Dr. Montessori noted that many children were frustrated by a lack of proper stimulation and inadequate opportunities to achieve. She observed that children became happier and more self-controlled after a period of time in the orderly environment she had created. Here they were introduced to challenging tasks which not only absorbed their energies, but resulted in a sense of achievement. These observations led Montessori to develop the planned system of education that bears her name.
Many Montessori schools were established during her lifetime, some of which are sponsored by various religious organizations. There are Montessori schools in over fifty countries, including the United States, where thousands of private Montessori schools have been established nationwide. In addition, Montessori classes have been set up in more than one hundred and fifty public school systems in twenty-nine states. Skinner Elementary Montessori is a private Montessori school in Clark County, Washington. It is a nonsectarian (i.e., not affiliated with a religious organization) and a non-profit charitable 501(c)(3) organization.
The Montessori Advantage
Through her observations, Dr. Montessori found that children between the ages of 0 and 6 years absorbed everything around them like a sponge, learning almost everything without effort. She called this phenomenon The Absorbent Mind. She theorized that children’s experiences could be enriched in a classroom where they could handle materials which would demonstrate basic educational information. Dr. Montessori observed another childhood trait, termed the “Sensitive Periods,” which are periods of time during which it is easier for a child to learn a specific skill or concept than at any other period in life. This observation has been confirmed by modern scientific research.

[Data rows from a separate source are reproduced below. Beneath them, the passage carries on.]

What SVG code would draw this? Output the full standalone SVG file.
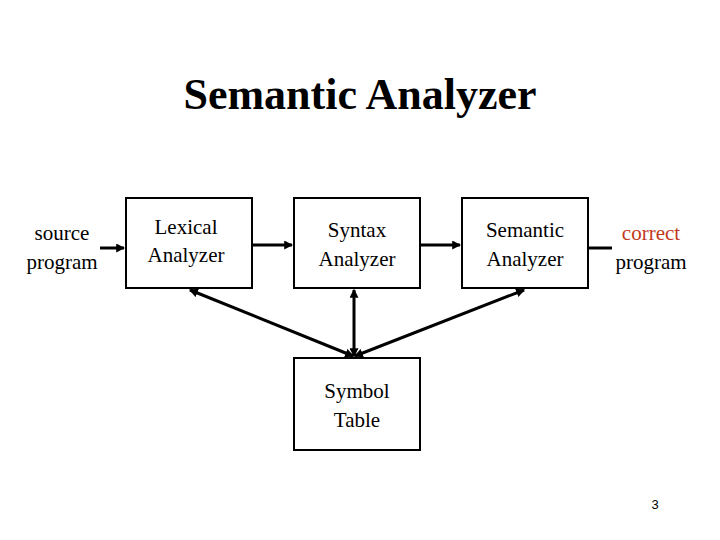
<svg xmlns="http://www.w3.org/2000/svg" width="720" height="540" viewBox="0 0 720 540">
<style>
.b{fill:#fff;stroke:#000;stroke-width:2}
.t{font-family:"Liberation Serif",serif;font-size:21px;text-anchor:middle}
.c{stroke:#000;stroke-width:3;fill:none}
</style>
<defs>
<marker id="a" markerWidth="3" markerHeight="3" refX="2.6" refY="1.5" orient="auto-start-reverse" markerUnits="strokeWidth"><path d="M0,0L3,1.5L0,3z"/></marker>
</defs>
<rect width="720" height="540" fill="#fff"/>
<text x="360" y="109" font-family="Liberation Serif,serif" font-size="44" font-weight="bold" text-anchor="middle">Semantic Analyzer</text>
<text class="t" x="62" y="240">source</text><text class="t" x="62" y="269">program</text>
<text class="t" x="651" y="240" fill="#c0391b">correct</text><text class="t" x="651" y="269">program</text>
<g id="lexical"><rect class="b" x="126" y="198" width="126" height="90"/><text class="t" x="186" y="234">Lexical</text><text class="t" x="186" y="262">Analyzer</text></g>
<g id="syntax"><rect class="b" x="294" y="198" width="126" height="90"/><text class="t" x="357" y="237">Syntax</text><text class="t" x="357" y="266">Analyzer</text></g>
<g id="semantic"><rect class="b" x="462" y="198" width="126" height="90"/><text class="t" x="525" y="237">Semantic</text><text class="t" x="525" y="266">Analyzer</text></g>
<g id="symtab"><rect class="b" x="294" y="358" width="126" height="92"/><text class="t" x="357" y="398">Symbol</text><text class="t" x="357" y="427">Table</text></g>
<g id="connectors">
<line class="c" x1="100" y1="248" x2="124" y2="248" stroke-width="2.5" marker-end="url(#a)"/>
<line class="c" x1="252" y1="245" x2="292" y2="245" marker-end="url(#a)"/>
<line class="c" x1="420" y1="245" x2="460" y2="245" marker-end="url(#a)"/>
<line class="c" x1="588" y1="248" x2="612" y2="248"/>
<line class="c" x1="353" y1="356" x2="190" y2="290" marker-start="url(#a)" marker-end="url(#a)"/>
<line class="c" x1="354" y1="356" x2="354" y2="290" marker-start="url(#a)" marker-end="url(#a)"/>
<line class="c" x1="355" y1="356" x2="524" y2="290" marker-start="url(#a)" marker-end="url(#a)"/>
</g>
<text x="655" y="509" font-family="Liberation Sans,sans-serif" font-size="13" text-anchor="middle">3</text>
</svg>
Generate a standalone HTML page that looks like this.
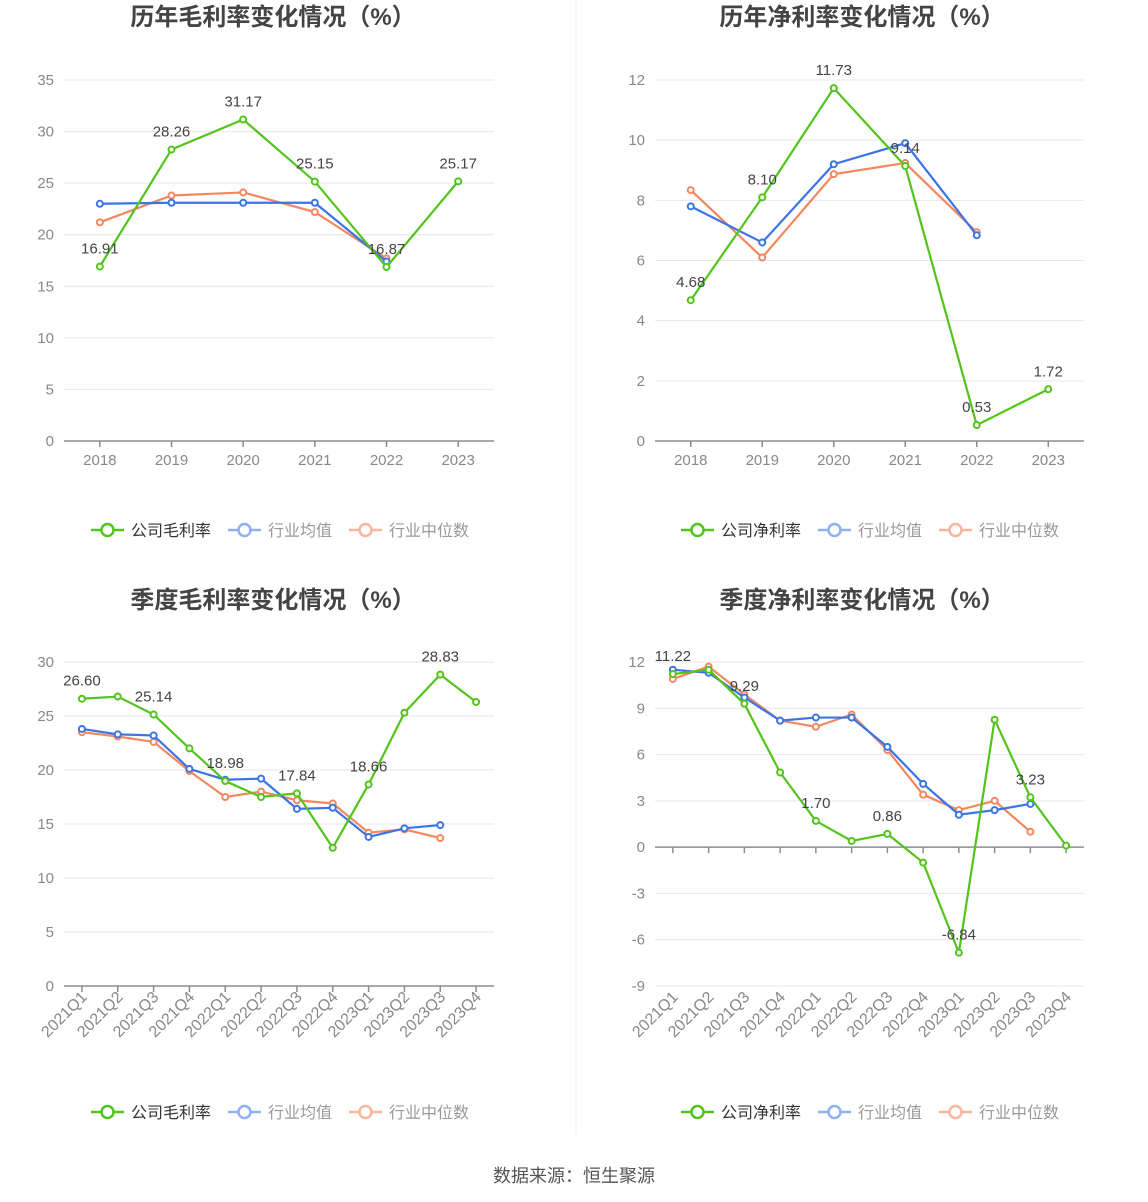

The Montessori Classroom takes advantage of these traits by using specialized Montessori materials and unique ways of showing children how to construct themselves. The Montessori Classroom is carefully designed to take advantage of the Absorbent Mind and the Sensitive Periods. Each child selects individual activities which interest and engage him. The activities a two to four year old chooses will help to develop concentration, coordination, self-discipline and good working habits, which are needed for the more advanced activities of the four- to six-year-old, and so forth. The classroom is designed to ensure that each child is challenged with fun, aesthetically pleasing, and enriched activities. Part of the Montessori teacher’s job is to see that your child is happy, nurtured, and that the environment is meeting your child’s needs. This will foster self-confidence and independence, which will serve your child well in the years to come.
The Montessori classroom environment is one of non-competition, and because it is a “family grouping” of children ages 2 1/2 – 5 years old in the Primary Program, and K – 6th grades in the Elementary Program, social growth abounds as the children interact with each other on a daily basis. Purposeful work and play is emphasized in the Montessori method. As a result, preschool students at Skinner learn to control and refine physical actions, acquire basic human skills, develop sensory discrimination and an understanding of concepts, including academic subjects such as reading, mathematics, and writing that surpass what is normally expected of children at this age.
Responsibility for Others
The idea of caring for one another is integral to the Montessori approach. The older students serve as role models for the younger children and are taught to be responsible for them physically, emotionally and academically.
The sensorial materials are designed to enhance the child’s sensory abilities. Each piece of equipment is geared to help develop a particular sense such as the thermic tables (tactile), sound boxes (hearing), and broad stair (discrimination of size in three dimensions).